LaunchDarkly also automatically generates a metric key when you create a metric. You only use the metric key to identify the metric in API calls. To learn more, read Creating and managing metrics.

You can create and add secondary metrics to your holdout if needed.

Create a holdout

Before you create a holdout, you must decide the following:

How long to run the holdout for: in this example, you are running the holdout for a full quarter. You must create the holdout before you create any of the experiments you want to include within it, so be sure to create the holdout in advance of the time period you want to run it for.
What percentage of your customer base to include in the holdout: in this example, you are holding out 1% of your audience.

To create the holdout:

Navigate to the Holdouts list from the left sidebar.
Click Create holdout. The “Create holdout” dialog appears.
Enter a Name such as “Growth-related experiments.”
Enter a Description such as “Includes experiments related to our marketing campaigns and account sign-up process.”
Click Create holdout. The Design tab appears.
Select user to Randomize by.
Select your “Completed sign-ups” metric.
Select a Holdout amount. For this example you are holding out 1% of your audience.
Select a Statistical approach of Bayesian or frequentist.
- If you selected a statistical approach of Bayesian, select a preset or Custom success threshold.
- If you selected a statistical approach of frequentist, select:
  - a Significance level.
  - a one-sided or two-sided Direction of hypothesis test.
Scroll to the top of the page and click Save.

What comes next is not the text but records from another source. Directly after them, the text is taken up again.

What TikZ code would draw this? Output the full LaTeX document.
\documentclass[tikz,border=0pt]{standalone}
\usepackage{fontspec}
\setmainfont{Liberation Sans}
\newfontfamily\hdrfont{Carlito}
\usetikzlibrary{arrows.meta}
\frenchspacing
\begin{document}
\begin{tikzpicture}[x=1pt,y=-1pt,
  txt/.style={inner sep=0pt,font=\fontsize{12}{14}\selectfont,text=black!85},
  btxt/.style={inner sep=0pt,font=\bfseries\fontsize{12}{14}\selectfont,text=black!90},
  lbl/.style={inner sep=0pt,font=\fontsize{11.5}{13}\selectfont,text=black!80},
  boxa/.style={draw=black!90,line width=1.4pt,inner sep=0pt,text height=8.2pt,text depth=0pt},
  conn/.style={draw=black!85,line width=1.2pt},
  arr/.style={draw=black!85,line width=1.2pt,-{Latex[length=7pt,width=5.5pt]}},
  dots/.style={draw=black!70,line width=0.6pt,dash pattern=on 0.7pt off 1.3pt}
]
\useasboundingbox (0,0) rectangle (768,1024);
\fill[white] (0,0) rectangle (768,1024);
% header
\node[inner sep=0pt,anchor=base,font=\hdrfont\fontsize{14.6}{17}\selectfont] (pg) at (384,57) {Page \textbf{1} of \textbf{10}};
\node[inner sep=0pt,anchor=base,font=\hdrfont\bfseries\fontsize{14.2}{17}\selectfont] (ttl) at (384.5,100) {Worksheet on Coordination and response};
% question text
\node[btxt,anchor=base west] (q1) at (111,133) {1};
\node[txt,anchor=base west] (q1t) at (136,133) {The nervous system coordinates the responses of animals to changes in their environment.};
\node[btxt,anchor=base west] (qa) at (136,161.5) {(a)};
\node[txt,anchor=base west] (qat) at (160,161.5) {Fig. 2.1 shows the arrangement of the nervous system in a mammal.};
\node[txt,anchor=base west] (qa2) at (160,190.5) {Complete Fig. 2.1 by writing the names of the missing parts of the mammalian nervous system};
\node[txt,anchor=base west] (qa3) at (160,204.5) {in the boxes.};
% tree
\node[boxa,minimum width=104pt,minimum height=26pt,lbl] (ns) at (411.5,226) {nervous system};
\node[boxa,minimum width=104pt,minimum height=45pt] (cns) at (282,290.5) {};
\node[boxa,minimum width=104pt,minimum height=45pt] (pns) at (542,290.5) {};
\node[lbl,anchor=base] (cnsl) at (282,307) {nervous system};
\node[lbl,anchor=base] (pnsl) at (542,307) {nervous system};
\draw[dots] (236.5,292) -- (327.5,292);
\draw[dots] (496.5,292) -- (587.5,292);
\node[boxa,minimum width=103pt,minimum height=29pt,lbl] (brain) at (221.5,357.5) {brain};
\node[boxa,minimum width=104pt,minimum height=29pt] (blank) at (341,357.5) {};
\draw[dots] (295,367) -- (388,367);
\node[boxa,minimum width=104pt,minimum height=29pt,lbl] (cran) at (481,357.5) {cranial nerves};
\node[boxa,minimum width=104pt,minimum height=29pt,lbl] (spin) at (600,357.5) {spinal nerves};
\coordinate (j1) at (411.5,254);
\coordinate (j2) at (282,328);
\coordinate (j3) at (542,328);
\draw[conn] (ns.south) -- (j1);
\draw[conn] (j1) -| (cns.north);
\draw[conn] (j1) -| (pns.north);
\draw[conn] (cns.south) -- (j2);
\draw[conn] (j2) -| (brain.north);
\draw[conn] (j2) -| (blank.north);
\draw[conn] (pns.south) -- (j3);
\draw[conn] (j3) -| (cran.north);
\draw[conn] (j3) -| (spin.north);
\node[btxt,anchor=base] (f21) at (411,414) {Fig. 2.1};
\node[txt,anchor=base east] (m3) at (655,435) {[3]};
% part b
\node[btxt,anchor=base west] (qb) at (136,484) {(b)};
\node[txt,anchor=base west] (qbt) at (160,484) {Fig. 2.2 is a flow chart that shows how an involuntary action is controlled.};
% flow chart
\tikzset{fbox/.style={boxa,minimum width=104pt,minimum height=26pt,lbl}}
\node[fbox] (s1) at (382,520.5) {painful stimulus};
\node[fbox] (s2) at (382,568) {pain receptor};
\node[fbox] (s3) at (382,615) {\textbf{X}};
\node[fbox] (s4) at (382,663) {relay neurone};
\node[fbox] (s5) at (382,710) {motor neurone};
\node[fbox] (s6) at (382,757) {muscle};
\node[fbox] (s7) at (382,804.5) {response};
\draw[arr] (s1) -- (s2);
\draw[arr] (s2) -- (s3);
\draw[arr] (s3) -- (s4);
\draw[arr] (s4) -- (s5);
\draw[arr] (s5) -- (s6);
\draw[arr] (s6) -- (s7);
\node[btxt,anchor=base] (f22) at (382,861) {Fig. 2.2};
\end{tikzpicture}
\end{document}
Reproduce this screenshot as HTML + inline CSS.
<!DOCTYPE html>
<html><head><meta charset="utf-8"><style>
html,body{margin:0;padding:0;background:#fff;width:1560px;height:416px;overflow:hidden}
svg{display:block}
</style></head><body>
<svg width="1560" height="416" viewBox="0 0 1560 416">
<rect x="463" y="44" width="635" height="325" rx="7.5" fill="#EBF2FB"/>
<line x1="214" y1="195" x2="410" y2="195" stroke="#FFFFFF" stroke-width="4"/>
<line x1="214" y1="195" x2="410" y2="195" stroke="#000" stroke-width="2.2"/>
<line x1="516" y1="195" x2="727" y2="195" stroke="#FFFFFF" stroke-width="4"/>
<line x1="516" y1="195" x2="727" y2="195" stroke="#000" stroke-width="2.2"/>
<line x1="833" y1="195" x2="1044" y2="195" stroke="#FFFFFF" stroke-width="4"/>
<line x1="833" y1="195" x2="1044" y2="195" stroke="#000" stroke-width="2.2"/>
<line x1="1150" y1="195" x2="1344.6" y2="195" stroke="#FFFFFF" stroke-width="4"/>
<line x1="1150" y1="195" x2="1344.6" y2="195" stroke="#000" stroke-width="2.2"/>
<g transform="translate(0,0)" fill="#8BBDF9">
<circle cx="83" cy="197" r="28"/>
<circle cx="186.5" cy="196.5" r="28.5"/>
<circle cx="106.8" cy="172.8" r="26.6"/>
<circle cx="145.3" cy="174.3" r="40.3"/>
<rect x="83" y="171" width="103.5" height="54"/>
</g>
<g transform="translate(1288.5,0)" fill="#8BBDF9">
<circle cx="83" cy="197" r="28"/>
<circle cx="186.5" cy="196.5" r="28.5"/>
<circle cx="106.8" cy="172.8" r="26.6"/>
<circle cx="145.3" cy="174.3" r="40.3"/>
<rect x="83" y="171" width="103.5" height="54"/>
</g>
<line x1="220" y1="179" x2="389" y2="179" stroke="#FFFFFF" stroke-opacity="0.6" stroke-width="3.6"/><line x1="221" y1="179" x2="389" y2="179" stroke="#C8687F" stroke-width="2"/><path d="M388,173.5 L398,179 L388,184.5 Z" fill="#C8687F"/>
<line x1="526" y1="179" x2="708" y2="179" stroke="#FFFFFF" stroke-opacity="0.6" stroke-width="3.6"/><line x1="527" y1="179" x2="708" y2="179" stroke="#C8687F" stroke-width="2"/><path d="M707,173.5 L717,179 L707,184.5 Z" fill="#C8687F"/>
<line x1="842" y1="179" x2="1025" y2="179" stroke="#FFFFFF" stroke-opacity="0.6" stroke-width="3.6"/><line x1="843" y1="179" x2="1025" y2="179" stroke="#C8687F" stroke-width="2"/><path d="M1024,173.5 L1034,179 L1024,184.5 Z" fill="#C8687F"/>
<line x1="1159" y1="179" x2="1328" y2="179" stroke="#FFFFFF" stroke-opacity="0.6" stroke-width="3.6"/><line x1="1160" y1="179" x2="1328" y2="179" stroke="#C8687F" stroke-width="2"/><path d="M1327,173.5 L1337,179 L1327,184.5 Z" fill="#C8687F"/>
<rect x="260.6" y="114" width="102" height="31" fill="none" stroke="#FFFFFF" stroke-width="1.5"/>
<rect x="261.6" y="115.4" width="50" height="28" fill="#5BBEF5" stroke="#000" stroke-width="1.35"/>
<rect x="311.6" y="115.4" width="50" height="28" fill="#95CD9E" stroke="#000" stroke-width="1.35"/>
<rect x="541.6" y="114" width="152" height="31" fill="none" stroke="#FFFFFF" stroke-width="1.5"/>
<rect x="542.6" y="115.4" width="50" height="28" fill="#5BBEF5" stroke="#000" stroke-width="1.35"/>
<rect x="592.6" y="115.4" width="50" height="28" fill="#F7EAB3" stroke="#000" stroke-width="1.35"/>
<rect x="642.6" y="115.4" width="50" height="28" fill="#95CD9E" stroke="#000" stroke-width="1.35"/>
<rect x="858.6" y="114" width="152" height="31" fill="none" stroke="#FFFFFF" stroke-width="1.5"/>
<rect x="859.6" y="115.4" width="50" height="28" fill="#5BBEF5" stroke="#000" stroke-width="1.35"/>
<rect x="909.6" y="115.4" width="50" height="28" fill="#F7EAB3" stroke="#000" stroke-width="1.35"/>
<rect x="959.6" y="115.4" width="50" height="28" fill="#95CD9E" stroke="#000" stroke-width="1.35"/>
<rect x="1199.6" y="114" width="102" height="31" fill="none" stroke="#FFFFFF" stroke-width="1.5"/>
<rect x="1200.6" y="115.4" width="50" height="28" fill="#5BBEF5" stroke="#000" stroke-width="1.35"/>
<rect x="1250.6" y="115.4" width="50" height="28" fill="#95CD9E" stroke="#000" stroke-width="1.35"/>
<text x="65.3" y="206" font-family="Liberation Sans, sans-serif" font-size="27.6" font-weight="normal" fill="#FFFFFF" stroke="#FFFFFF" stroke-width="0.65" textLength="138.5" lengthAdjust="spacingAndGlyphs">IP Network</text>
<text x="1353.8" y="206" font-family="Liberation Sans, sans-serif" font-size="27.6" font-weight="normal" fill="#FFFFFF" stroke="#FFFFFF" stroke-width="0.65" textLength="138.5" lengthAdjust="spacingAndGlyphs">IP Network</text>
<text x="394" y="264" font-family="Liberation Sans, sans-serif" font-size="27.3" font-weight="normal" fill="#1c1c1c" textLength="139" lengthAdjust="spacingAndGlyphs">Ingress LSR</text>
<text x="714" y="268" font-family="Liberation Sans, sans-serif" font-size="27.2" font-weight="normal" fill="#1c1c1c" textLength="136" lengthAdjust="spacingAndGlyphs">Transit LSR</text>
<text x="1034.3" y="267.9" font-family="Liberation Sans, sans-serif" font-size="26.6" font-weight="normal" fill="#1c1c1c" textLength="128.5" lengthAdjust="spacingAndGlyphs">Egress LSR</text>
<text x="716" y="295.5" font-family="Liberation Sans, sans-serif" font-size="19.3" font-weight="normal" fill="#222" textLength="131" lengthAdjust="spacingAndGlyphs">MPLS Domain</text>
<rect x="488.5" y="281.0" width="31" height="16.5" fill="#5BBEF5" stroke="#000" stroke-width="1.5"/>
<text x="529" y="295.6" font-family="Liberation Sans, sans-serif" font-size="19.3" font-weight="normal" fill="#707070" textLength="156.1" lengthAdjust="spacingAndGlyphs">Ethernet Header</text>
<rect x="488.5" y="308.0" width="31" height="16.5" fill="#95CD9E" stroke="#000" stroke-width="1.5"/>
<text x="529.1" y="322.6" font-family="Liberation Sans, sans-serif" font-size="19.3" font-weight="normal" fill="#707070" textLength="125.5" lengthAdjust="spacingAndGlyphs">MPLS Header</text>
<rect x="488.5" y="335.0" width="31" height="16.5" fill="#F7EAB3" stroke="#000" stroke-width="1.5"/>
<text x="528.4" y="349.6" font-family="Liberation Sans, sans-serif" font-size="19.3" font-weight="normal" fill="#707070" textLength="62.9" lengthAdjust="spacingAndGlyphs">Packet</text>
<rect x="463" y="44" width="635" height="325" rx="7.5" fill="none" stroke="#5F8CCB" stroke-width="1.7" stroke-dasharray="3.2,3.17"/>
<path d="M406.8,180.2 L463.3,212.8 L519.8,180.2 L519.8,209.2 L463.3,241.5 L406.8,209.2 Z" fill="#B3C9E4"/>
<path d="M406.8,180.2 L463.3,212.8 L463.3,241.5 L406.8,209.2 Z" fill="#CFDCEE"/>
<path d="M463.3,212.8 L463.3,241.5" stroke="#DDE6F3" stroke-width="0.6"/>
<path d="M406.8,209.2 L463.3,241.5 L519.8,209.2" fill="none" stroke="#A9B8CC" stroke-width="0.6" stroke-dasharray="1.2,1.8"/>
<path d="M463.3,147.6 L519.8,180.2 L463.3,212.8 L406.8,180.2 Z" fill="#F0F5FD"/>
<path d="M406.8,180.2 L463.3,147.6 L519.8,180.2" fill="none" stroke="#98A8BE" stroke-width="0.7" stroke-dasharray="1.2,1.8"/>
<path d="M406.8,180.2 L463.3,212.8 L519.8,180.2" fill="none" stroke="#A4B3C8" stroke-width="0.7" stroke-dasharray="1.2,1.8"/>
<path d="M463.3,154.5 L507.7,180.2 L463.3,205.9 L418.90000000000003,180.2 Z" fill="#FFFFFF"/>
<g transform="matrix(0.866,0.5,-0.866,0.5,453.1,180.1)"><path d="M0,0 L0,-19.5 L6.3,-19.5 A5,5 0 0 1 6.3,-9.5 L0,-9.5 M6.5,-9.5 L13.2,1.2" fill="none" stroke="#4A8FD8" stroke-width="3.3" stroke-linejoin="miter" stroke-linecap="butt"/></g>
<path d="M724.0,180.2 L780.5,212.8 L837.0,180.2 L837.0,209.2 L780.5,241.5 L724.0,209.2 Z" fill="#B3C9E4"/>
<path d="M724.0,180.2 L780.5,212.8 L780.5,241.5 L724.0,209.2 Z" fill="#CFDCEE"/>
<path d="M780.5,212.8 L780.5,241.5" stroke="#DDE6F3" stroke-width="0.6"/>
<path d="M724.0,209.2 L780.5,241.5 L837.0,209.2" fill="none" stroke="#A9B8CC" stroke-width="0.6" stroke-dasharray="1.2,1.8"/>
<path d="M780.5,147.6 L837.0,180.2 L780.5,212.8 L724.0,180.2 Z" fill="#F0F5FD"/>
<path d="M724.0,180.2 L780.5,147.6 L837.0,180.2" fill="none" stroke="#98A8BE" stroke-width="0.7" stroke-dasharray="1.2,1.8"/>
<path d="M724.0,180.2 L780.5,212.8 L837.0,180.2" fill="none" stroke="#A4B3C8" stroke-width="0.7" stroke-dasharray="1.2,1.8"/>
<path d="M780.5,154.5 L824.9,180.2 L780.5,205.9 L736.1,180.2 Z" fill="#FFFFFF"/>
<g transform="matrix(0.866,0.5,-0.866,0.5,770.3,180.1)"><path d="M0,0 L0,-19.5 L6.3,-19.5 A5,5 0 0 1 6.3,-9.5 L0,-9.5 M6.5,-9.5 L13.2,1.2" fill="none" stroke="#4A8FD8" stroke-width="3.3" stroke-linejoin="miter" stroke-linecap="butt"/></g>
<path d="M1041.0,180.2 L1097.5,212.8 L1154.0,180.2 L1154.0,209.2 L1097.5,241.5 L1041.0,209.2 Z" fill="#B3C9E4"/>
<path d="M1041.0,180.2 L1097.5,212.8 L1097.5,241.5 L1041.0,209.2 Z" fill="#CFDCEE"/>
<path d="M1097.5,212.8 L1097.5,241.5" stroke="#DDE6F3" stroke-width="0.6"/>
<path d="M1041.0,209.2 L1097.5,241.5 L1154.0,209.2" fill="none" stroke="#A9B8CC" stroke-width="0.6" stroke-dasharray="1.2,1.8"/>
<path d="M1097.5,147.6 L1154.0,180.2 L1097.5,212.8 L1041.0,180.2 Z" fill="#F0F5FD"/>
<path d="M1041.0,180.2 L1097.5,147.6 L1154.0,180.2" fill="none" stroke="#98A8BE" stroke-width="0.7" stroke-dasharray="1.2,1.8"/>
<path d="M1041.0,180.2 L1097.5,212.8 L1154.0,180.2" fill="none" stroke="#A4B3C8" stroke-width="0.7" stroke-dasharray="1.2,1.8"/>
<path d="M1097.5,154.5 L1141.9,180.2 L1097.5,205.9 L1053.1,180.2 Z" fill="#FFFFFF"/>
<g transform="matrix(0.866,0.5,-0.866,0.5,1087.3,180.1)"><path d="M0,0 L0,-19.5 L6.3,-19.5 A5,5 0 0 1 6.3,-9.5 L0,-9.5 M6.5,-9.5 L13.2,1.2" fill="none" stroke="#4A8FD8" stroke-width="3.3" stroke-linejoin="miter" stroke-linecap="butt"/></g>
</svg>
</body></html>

Here is what your holdout will look like:

The details page for a holdout with no experiments added yet.

Decide which experiments to add to the holdout

You can add experiments to your holdout when you create them. When deciding which experiments to add to a holdout, think about whether you want to measure the effectiveness of your Experimentation program as a whole, or only for a subset of your business.

In this example, you are adding only experiments related to front-end changes in your app such as pop-ups, different versions of copy, or different sign-up flows. You are not including experiments related to back-end changes that don’t have a direct affect on how customers interact with your app.

To learn how to add experiments to your holdout when you create them, read Creating experiments.

Read the results

At the end of the quarter, you can analyze your holdout experiments to understand how much of an impact your Experimentation program is having on your chosen metrics.

On the holdout details page, the “Results” section displays the results of the metric for two variations:

“In holdout” includes the contexts that were excluded from experiments within the holdout.
“Not in holdout” includes any contexts included in an experiment within the holdout.

You can see which variation is performing better if at least one of the experiments in the holdout is running. However, we don’t recommend making any decisions about your holdout experiment until all of the experiments within the holdout are finished and you have shipped winning variations for all of them. To learn how, read Analyzing experiments.

A holdout including experiments that are still running.

When you’re confident you have recorded enough data, you can stop the holdout and analyze its results. To do this, navigate to the holdout details page and click End. The contexts that were in the holdout will no longer be excluded from future experiments.

You can then make a decision about the results of your holdout based on which variation is performing better:

If the “Not in holdout” variation is performing better, then this means your experiments are overall having a positive impact on the metric.
If the “In holdout” variation is performing better, then this means your experiments are overall having a negative impact on the metric, and you may want to examine the experiments you’re running and the variations you’re testing to figure out how you can build better or more effective experiments.

Conclusion

In this guide you learned how to create a holdout experiment using a prerequisite flag to measure the overall impact of your Experimentation program. By assessing the impact of your experiments as a whole, you can fine-tune your audiences and the metrics you’re measuring, and ensure you’re getting the most value out of LaunchDarkly Experimentation.